Climate change: talks for post-2012 accord stalled

The Hindu , Thursday, December 13, 2007
Correspondent : Priscilla Jebaraj
United Nations Convention delegates disagree on basic reference points

NUSA DUA (BALI): Calling climate change “the moral challenge of our generation,” United Nations Secretary-General Ban Ki-moon told ministers and delegates at the U.N. Framework Convention on Climate Change here that the eyes of the world were on them as they decided the future shape of the global fight against climate change.

However, talks to launch negotiations for a post-2012 agreement stalled on Wednesday as delegates disagreed on the basic reference points for any such agreement and what it should contain. The first commitment period of the UNFCCC’s Kyoto Protocol, which mandates just over five per cent cuts in the greenhouse gas emissions of industrialised nations, expires in 2012.

Scientific evidence

Negotiators, trying to forge a “Bali Roadmap” to launch negotiations, wrangled over whether to mention scientific evidence of the need for emissions cut in the range of 25-40 per cent below the 1990 levels by 2020 as part of the guidelines for the talks. While the European Union, supported by most developing nations, is aggressively pushing for the target range to be included in the text, it is being opposed by the U.S., Canada, Japan and Australia, which say any mention of numbers will prejudge the negotiations.

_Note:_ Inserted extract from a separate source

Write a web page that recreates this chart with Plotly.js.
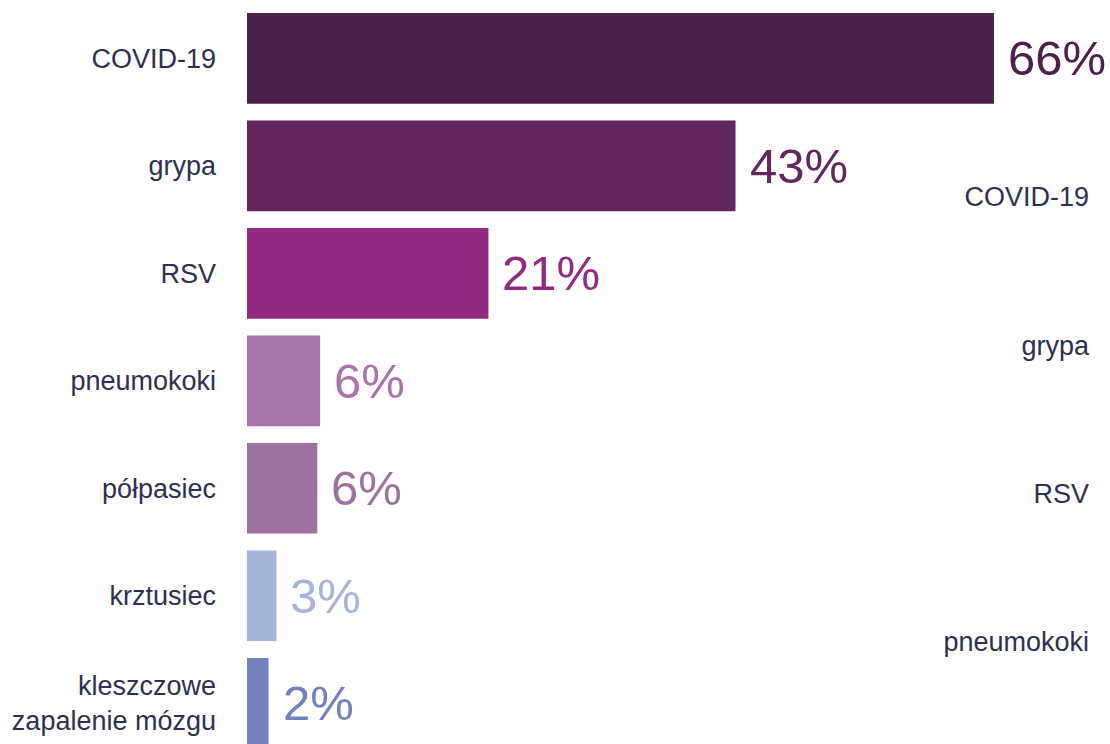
<!DOCTYPE html>
<html>
<head>
<meta charset="utf-8">
<script src="https://cdn.plot.ly/plotly-3.0.1.min.js"></script>
<style>html,body{margin:0;padding:0;background:#fff;}#chart{width:1110px;height:744px;}</style>
</head>
<body>
<div id="chart"></div>
<script>
// Data
const categories = ["COVID-19", "grypa", "RSV", "pneumokoki", "półpasiec", "krztusiec", "kleszczowe<br>zapalenie mózgu"];
const values = [65.9, 43.1, 21.3, 6.45, 6.2, 2.6, 1.9];
const barColors = ["#4b2149", "#63275f", "#932a82", "#a973ad", "#9c739e", "#a6b3da", "#7481be"];
const rightCategories = ["COVID-19", "grypa", "RSV", "pneumokoki"];

const fontFamily = "'Liberation Sans', Arial, sans-serif";
const labelFont = {family: fontFamily, size: 27, color: "#2e3052"};

const bars = {
  type: "bar",
  orientation: "h",
  x: values,
  y: categories,
  marker: {color: barColors},
  hoverinfo: "skip",
  showlegend: false
};

const rightAxisTrace = {
  type: "scatter",
  mode: "markers",
  x: rightCategories.map(() => 0),
  y: rightCategories,
  yaxis: "y2",
  marker: {opacity: 0},
  hoverinfo: "skip",
  showlegend: false
};

const annotations = values.map((v, i) => ({
  x: v,
  y: categories[i],
  xref: "x",
  yref: "y",
  text: Math.round(v) + "%",
  showarrow: false,
  xanchor: "left",
  yanchor: "middle",
  xshift: 12,
  font: {family: fontFamily, size: 49, color: barColors[i]}
}));

const layout = {
  width: 1110,
  height: 744,
  margin: {l: 247, r: 18, t: 0, b: 0, pad: 0},
  paper_bgcolor: "#ffffff",
  plot_bgcolor: "#ffffff",
  bargap: 0.156,
  xaxis: {
    range: [0, 74.55],
    visible: false,
    fixedrange: true
  },
  yaxis: {
    type: "category",
    range: [6.379, -0.542],
    showgrid: false,
    zeroline: false,
    showline: false,
    ticks: "",
    ticklabelstandoff: 30,
    tickfont: labelFont,
    fixedrange: true
  },
  yaxis2: {
    type: "category",
    overlaying: "y",
    side: "right",
    range: [3.689, -1.328],
    showgrid: false,
    zeroline: false,
    showline: false,
    ticks: "",
    ticklabelposition: "inside",
    tickfont: labelFont,
    fixedrange: true
  },
  annotations: annotations,
  font: labelFont
};

Plotly.newPlot("chart", [bars, rightAxisTrace], layout, {displayModeBar: false, staticPlot: true});
</script>
</body>
</html>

Faced with such opposition, Mr. Ban warned that it might be too ambitious to agree on such target guidelines at this conference. “Practically speaking, this will have to be negotiated down the road,” he said, adding what was important now was to launch formal negotiations immediately with a 2009 deadline. He emphasised that any new deal must be comprehensive, involving all nations.

Developing countries are reading his statement and similar statements by developed countries to mean that the pressure to bring on board the world’s largest greenhouse gas emitter, the United States, could lead to compromise. That could even include a new agreement that abandons the Kyoto Protocol.

India’s concern

“We are concerned at the attempts to create a new framework, which may result in the dilution of specific and time-bound commitments on emission reductions by developed countries. This should not be allowed to happen,” said Kapil Sibal, Union Minister for Science and Technology.

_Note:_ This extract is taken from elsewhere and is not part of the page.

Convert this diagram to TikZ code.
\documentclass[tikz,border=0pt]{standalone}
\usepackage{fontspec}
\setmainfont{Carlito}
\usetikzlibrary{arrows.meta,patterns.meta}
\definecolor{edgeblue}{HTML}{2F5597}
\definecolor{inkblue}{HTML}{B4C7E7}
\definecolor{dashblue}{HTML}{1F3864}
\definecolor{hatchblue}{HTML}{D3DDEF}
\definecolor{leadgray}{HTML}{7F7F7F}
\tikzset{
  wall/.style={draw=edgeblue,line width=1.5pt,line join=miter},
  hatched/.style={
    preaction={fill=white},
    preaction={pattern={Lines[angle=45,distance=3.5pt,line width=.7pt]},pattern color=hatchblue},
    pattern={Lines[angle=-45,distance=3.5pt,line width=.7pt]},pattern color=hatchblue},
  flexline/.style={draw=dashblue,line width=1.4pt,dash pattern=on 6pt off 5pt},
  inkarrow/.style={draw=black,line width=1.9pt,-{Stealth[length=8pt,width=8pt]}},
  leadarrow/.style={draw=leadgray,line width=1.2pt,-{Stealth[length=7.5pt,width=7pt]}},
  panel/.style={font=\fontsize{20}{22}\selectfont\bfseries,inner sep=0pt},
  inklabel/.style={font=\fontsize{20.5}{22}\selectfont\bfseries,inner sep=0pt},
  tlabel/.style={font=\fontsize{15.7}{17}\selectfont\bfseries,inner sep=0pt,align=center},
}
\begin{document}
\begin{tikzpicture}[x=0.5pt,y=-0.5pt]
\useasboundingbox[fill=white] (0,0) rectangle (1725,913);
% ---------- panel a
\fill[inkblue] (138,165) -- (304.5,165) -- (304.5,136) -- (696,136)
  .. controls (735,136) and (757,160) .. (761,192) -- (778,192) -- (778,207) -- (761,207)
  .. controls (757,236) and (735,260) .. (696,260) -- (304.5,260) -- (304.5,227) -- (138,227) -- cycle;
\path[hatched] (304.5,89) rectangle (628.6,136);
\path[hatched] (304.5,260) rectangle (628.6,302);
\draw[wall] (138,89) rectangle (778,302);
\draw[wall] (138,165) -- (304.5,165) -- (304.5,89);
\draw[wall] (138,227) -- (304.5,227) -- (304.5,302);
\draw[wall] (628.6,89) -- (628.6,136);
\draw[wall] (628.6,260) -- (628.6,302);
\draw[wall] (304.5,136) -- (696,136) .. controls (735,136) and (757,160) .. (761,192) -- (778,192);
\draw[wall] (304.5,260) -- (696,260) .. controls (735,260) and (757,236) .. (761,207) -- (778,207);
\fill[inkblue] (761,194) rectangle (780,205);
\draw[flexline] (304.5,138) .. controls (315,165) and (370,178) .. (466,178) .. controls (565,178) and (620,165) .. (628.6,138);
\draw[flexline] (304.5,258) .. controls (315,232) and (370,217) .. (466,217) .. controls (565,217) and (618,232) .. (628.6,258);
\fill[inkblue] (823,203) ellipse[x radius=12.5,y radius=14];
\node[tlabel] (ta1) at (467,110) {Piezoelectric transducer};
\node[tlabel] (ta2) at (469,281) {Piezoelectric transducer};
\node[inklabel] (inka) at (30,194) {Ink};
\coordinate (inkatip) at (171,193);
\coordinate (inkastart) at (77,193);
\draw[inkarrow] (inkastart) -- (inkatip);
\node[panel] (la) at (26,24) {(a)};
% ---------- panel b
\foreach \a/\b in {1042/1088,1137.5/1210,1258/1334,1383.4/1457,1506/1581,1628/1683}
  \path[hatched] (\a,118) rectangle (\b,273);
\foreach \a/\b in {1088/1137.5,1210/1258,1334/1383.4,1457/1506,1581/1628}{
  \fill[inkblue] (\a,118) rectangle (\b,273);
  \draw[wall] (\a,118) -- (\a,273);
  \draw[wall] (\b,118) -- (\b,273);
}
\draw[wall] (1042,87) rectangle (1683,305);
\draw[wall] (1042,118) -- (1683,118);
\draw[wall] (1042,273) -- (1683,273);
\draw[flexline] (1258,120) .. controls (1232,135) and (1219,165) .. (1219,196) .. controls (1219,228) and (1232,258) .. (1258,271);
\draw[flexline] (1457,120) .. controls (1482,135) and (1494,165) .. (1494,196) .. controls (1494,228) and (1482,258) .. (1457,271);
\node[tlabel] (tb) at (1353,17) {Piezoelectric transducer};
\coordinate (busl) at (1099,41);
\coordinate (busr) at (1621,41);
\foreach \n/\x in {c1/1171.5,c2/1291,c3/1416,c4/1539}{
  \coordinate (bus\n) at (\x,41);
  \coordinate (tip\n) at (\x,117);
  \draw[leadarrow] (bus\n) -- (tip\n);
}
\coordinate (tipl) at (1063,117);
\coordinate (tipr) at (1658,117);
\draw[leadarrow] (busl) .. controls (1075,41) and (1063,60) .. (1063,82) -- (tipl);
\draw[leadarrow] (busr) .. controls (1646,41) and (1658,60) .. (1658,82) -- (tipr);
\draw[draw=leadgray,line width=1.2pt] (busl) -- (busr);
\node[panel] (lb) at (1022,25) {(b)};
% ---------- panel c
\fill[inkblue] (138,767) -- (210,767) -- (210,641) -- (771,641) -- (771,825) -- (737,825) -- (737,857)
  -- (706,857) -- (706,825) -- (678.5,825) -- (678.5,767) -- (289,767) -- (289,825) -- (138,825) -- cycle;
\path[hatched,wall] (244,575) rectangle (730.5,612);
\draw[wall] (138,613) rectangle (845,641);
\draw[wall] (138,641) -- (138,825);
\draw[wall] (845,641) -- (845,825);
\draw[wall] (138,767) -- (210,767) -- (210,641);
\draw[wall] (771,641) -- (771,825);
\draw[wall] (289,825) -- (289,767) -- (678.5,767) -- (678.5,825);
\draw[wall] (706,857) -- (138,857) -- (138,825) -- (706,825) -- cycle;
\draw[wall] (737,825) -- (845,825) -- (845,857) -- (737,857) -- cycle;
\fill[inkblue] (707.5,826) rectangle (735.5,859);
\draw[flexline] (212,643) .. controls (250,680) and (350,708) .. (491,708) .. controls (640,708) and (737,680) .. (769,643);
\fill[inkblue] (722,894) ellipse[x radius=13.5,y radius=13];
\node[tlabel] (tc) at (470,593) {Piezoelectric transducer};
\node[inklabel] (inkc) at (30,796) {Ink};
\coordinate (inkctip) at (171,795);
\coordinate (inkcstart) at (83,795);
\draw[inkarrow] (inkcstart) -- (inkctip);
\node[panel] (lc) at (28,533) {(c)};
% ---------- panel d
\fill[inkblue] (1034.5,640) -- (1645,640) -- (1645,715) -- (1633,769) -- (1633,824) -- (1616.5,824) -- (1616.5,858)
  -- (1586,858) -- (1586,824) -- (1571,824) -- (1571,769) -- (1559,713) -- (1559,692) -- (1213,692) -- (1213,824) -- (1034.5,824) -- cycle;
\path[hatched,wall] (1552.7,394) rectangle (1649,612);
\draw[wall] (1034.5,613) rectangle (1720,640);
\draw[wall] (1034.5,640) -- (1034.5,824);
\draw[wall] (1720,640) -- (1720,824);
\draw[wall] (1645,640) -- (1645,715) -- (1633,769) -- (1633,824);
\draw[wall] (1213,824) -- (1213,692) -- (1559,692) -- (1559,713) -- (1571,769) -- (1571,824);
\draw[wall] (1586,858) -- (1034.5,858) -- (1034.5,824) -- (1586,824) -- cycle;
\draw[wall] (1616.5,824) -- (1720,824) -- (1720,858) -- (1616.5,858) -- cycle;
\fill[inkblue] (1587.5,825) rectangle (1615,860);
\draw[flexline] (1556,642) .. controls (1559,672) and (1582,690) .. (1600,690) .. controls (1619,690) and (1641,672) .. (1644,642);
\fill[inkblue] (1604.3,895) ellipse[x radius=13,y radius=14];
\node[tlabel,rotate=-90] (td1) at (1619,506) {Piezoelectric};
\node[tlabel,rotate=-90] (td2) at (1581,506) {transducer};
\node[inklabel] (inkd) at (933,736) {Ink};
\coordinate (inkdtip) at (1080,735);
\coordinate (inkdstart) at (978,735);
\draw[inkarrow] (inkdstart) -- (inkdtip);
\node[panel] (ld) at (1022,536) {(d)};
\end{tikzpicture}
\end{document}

His view was echoed by the leader of the Pakistani delegation Munir Akram, who also represents the Group of 77 developing nations and China at the summit. The talks “should not result in the erosion of the Convention or the Kyoto Protocol or the replacement of these by a less equitable instrument,” he warned, reiterating that the UNFCCC and its Kyoto Protocol remained the central multilateral framework for cooperative action to address climate change. Brazil and several other developing countries expressed similar concerns.

Portuguese Environment Minister Francisco Nunes Correia, who is also representing the European Union, reiterated the group’s support for the UNFCCC, but refused to categorically state that the post-2012 agreement would be within the Kyoto Protocol’s framework.

The developing nations want to stick to the Protocol’s formula in any post-2012 deal: mandatory emission cuts only for the developed nations, with the developing economies expected to contribute in other ways. “They [developed countries] are not able to meet their commitments, so they want to wangle out of it by proposing a new deal,” said an Indian negotiator.

In an effort to break the deadlock on these issues, as well as on clean technology transfers and capacity building efforts, the conference host Indonesia convened an informal meeting with a group of about 40 influential nations, including India. These discussions will determine whether the Bali Roadmap, which will be announced at the end of the conference on Friday, produces a clear agenda for the future.